[Source data]
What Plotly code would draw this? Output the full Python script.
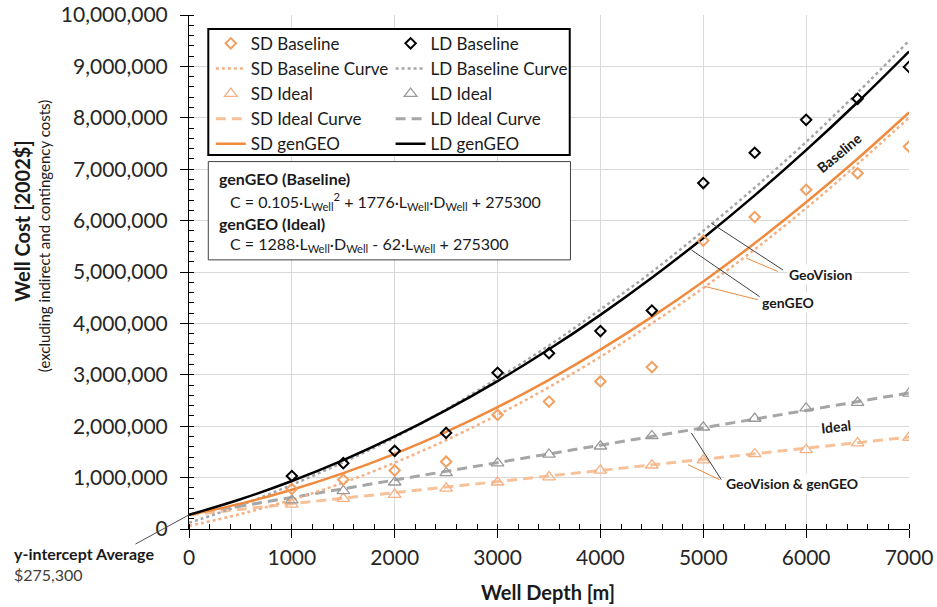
import plotly.graph_objects as go

# ---------------- data ----------------
depth_pts = [1000, 1500, 2000, 2500, 3000, 3500, 4000, 4500, 5000, 5500, 6000, 6500, 7000]
sd_baseline = [780000, 960000, 1140000, 1310000, 2220000, 2480000, 2870000, 3150000,
               5610000, 6070000, 6600000, 6920000, 7440000]
ld_baseline = [1030000, 1280000, 1520000, 1870000, 3040000, 3420000, 3850000, 4250000,
               6730000, 7320000, 7960000, 8370000, 8990000]
sd_ideal = [480000, 590000, 670000, 790000, 910000, 1010000, 1140000, 1240000,
            1340000, 1460000, 1540000, 1670000, 1780000]
ld_ideal = [560000, 740000, 910000, 1090000, 1280000, 1450000, 1610000, 1810000,
            1980000, 2150000, 2350000, 2460000, 2640000]

curve_depth = [0, 500, 1000, 1500, 2000, 2500, 3000, 3500, 4000, 4500, 5000, 5500, 6000, 6500, 7000]
sd_gengeo = [275000, 493000, 764000, 1087000, 1462000, 1890000, 2371000, 2903000,
             3489000, 4127000, 4817000, 5560000, 6356000, 7204000, 8104000]
ld_gengeo = [275000, 578000, 933000, 1340000, 1800000, 2313000, 2878000, 3496000,
             4166000, 4888000, 5663000, 6491000, 7371000, 8303000, 9289000]
sd_base_curve = [60000, 290000, 570000, 900000, 1290000, 1730000, 2220000, 2760000,
                 3350000, 4000000, 4690000, 5440000, 6240000, 7100000, 8000000]
ld_base_curve = [120000, 460000, 860000, 1300000, 1780000, 2330000, 2930000, 3570000,
                 4270000, 5000000, 5800000, 6640000, 7530000, 8490000, 9500000]

ideal_depth = [0, 7000]
sd_ideal_curve = [275000, 1788000]
ld_ideal_curve = [275000, 2647000]

x_ticks = [0, 1000, 2000, 3000, 4000, 5000, 6000, 7000]

# ---------------- styles ----------------
FONT = "Lato"
ORANGE = "#EF8A3E"
ORANGE_MK = "#F0A060"
ORANGE_DOT = "#F4B183"
ORANGE_DASH = "#F7C19A"
GRAY = "#A6A6A6"
BLACK = "#000000"
TXT = "#1a1a1a"

fig = go.Figure()

def line(x, y, name, color, width, dash, legend, rank, shape="spline"):
    fig.add_trace(go.Scatter(x=x, y=y, mode="lines", name=name,
                             line=dict(color=color, width=width, dash=dash, shape=shape),
                             legend=legend, legendrank=rank))

def pts(x, y, name, color, symbol, size, lw, legend, rank):
    fig.add_trace(go.Scatter(x=x, y=y, mode="markers", name=name,
                             marker=dict(symbol=symbol, size=size, color=color,
                                         line=dict(color=color, width=lw)),
                             legend=legend, legendrank=rank))

# curves
line(ideal_depth, ld_ideal_curve, "LD Ideal Curve", GRAY, 3, "10px,6px", "legend2", 4, "linear")
line(ideal_depth, sd_ideal_curve, "SD Ideal Curve", ORANGE_DASH, 3, "10px,6px", "legend", 4, "linear")
line(curve_depth, sd_base_curve, "SD Baseline Curve", ORANGE_DOT, 2.5, "dot", "legend", 2)
line(curve_depth, ld_base_curve, "LD Baseline Curve", GRAY, 2.5, "dot", "legend2", 2)
line(curve_depth, sd_gengeo, "SD genGEO", ORANGE, 2.5, "solid", "legend", 5)
line(curve_depth, ld_gengeo, "LD genGEO", BLACK, 2.5, "solid", "legend2", 5)
# points
pts(depth_pts, sd_ideal, "SD Ideal", ORANGE_DOT, "triangle-up-open", 11, 1.3, "legend", 3)
pts(depth_pts, ld_ideal, "LD Ideal", "#999999", "triangle-up-open", 11, 1.3, "legend2", 3)
pts(depth_pts, sd_baseline, "SD Baseline", ORANGE_MK, "diamond-open", 8, 2, "legend", 1)
pts(depth_pts, ld_baseline, "LD Baseline", BLACK, "diamond-open", 8, 2, "legend2", 1)

# ---------------- annotations ----------------
ann = []
def txt(x, y, t, size=14, bold=True, angle=0, bg="white"):
    ann.append(dict(x=x, y=y, xref="x", yref="y", text=(f"<b>{t}</b>" if bold else t),
                    showarrow=False, textangle=angle, bgcolor=bg, xanchor="center", yanchor="middle",
                    font=dict(size=size, color=TXT, family=FONT)))

txt(6325, 7320000, "Baseline", angle=-40, bg="rgba(0,0,0,0)")
txt(6147, 4960000, "GeoVision")
txt(5820, 4410000, "genGEO")
txt(6293, 1995000, "Ideal", angle=-6)
txt(5863, 880000, "GeoVision &amp; genGEO")

# y-intercept label with leader line
ann.append(dict(x=0, y=275300, xref="x", yref="y", ax=-55, ay=30, axref="pixel", ayref="pixel",
                text="", showarrow=True, arrowhead=0, arrowwidth=1, arrowcolor="#505050", standoff=0))
ann.append(dict(x=-0.2457, y=-0.0675, xref="paper", yref="paper", xanchor="left", yanchor="middle",
                align="left", showarrow=False,
                text="<b>y-intercept Average</b><br><span style='color:#404040'>$275,300</span>",
                font=dict(size=16, color=TXT, family=FONT)))

# axis titles
ann.append(dict(x=-0.2318, y=0.598, xref="paper", yref="paper", showarrow=False, textangle=-90,
                xanchor="center", yanchor="middle",
                text="<b>Well Cost [2002$]</b>", font=dict(size=20, color=TXT, family=FONT)))
ann.append(dict(x=-0.2012, y=0.570, xref="paper", yref="paper", showarrow=False, textangle=-90,
                xanchor="center", yanchor="middle",
                text="(excluding indirect and contingency costs)",
                font=dict(size=15, color=TXT, family=FONT)))
ann.append(dict(x=0.498, y=-0.1219, xref="paper", yref="paper", showarrow=False,
                xanchor="center", yanchor="middle",
                text="<b>Well Depth [m]</b>", font=dict(size=20, color=TXT, family=FONT)))

# formula box text
fx = (217 - 189) / 720.5
fx2 = (228 - 189) / 720.5
def py(p):
    return 1 - (p - 15) / 514.3
def ftxt(x, y, t):
    ann.append(dict(x=x, y=py(y), xref="paper", yref="paper", xanchor="left", yanchor="middle",
                    showarrow=False, text=t, font=dict(size=16, color=TXT, family=FONT)))
ftxt(fx, 178.3, "<b>genGEO (Baseline)</b>")
ftxt(fx2, 201.7, "C = 0.105·L<sub>Well</sub><sup>2</sup> + 1776·L<sub>Well</sub>·D<sub>Well</sub> + 275300")
ftxt(fx, 224, "<b>genGEO (Ideal)</b>")
ftxt(fx2, 244.3, "C = 1288·L<sub>Well</sub>·D<sub>Well</sub> - 62·L<sub>Well</sub> + 275300")

# ---------------- shapes ----------------
shapes = []
def seg(x0, y0, x1, y1, color):
    shapes.append(dict(type="line", xref="x", yref="y", x0=x0, y0=y0, x1=x1, y1=y1,
                       line=dict(color=color, width=1), layer="above"))

seg(5078, 5950000, 5774, 5040000, "#404040")
seg(5418, 5270000, 5725, 5010000, ORANGE)
seg(4884, 5430000, 5548, 4520000, "#404040")
seg(5013, 4720000, 5531, 4460000, ORANGE)
seg(4884, 1870000, 5175, 960000, "#404040")
seg(4851, 1250000, 5159, 960000, ORANGE)

shapes.append(dict(type="rect", xref="paper", yref="paper", x0=0.0268, x1=0.5288, y0=0.7278, y1=0.9728,
                   line=dict(color="black", width=2), fillcolor="white", layer="above"))
shapes.append(dict(type="rect", xref="paper", yref="paper", x0=0.0268, x1=0.5298, y0=0.5236, y1=0.7148,
                   line=dict(color="#404040", width=1), fillcolor="white", layer="above"))

legend_common = dict(bgcolor="rgba(0,0,0,0)", borderwidth=0, font=dict(size=17, family=FONT, color=TXT),
                     xanchor="left", yanchor="top", y=0.979, tracegroupgap=0, itemclick=False)

fig.update_layout(
    width=937, height=607,
    margin=dict(l=189, r=28, t=15, b=78),
    paper_bgcolor="white", plot_bgcolor="white",
    font=dict(family=FONT, color="#262626"),
    showlegend=True,
    legend=dict(x=0.0303, **legend_common),
    legend2=dict(x=0.280, **legend_common),
    annotations=ann,
    shapes=shapes,
    xaxis=dict(range=[0, 7000], tickvals=x_ticks, showgrid=True, gridcolor="#D9D9D9", gridwidth=1,
               showline=True, linecolor="black", linewidth=1, ticks="outside", ticklen=8,
               tickcolor="black", tickfont=dict(size=21, color="#262626"), zeroline=False,
               ticklabelstandoff=2, automargin=False,
               minor=dict(dtick=200, ticks="inside", ticklen=5, tickcolor="black", showgrid=False)),
    yaxis=dict(range=[0, 10000000], dtick=1000000, tickformat=",d", showgrid=True, gridcolor="#D9D9D9",
               gridwidth=1, showline=True, linecolor="black", linewidth=1, ticks="outside", ticklen=8,
               tickcolor="black", tickfont=dict(size=21, color="#262626"), zeroline=False,
               ticklabelstandoff=8, automargin=False,
               minor=dict(dtick=200000, ticks="inside", ticklen=5, tickcolor="black", showgrid=False)),
)

fig.write_html("out.html")
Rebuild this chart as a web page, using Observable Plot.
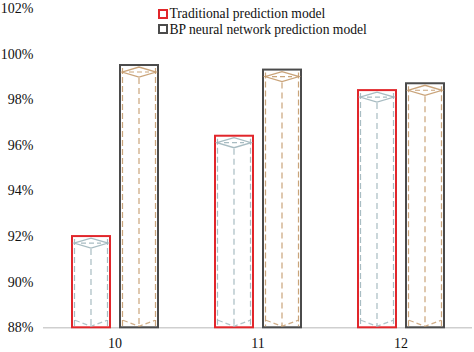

Written task: Take the lines from the start of the material to the line with "1980000, 2150000, 2350000, 2460000, 2640000]", both included, and transcribe them exactly without the pictures.

Reply:
What Plotly code would draw this? Output the full Python script.
import plotly.graph_objects as go

# ---------------- data ----------------
depth_pts = [1000, 1500, 2000, 2500, 3000, 3500, 4000, 4500, 5000, 5500, 6000, 6500, 7000]
sd_baseline = [780000, 960000, 1140000, 1310000, 2220000, 2480000, 2870000, 3150000,
               5610000, 6070000, 6600000, 6920000, 7440000]
ld_baseline = [1030000, 1280000, 1520000, 1870000, 3040000, 3420000, 3850000, 4250000,
               6730000, 7320000, 7960000, 8370000, 8990000]
sd_ideal = [480000, 590000, 670000, 790000, 910000, 1010000, 1140000, 1240000,
            1340000, 1460000, 1540000, 1670000, 1780000]
ld_ideal = [560000, 740000, 910000, 1090000, 1280000, 1450000, 1610000, 1810000,
            1980000, 2150000, 2350000, 2460000, 2640000]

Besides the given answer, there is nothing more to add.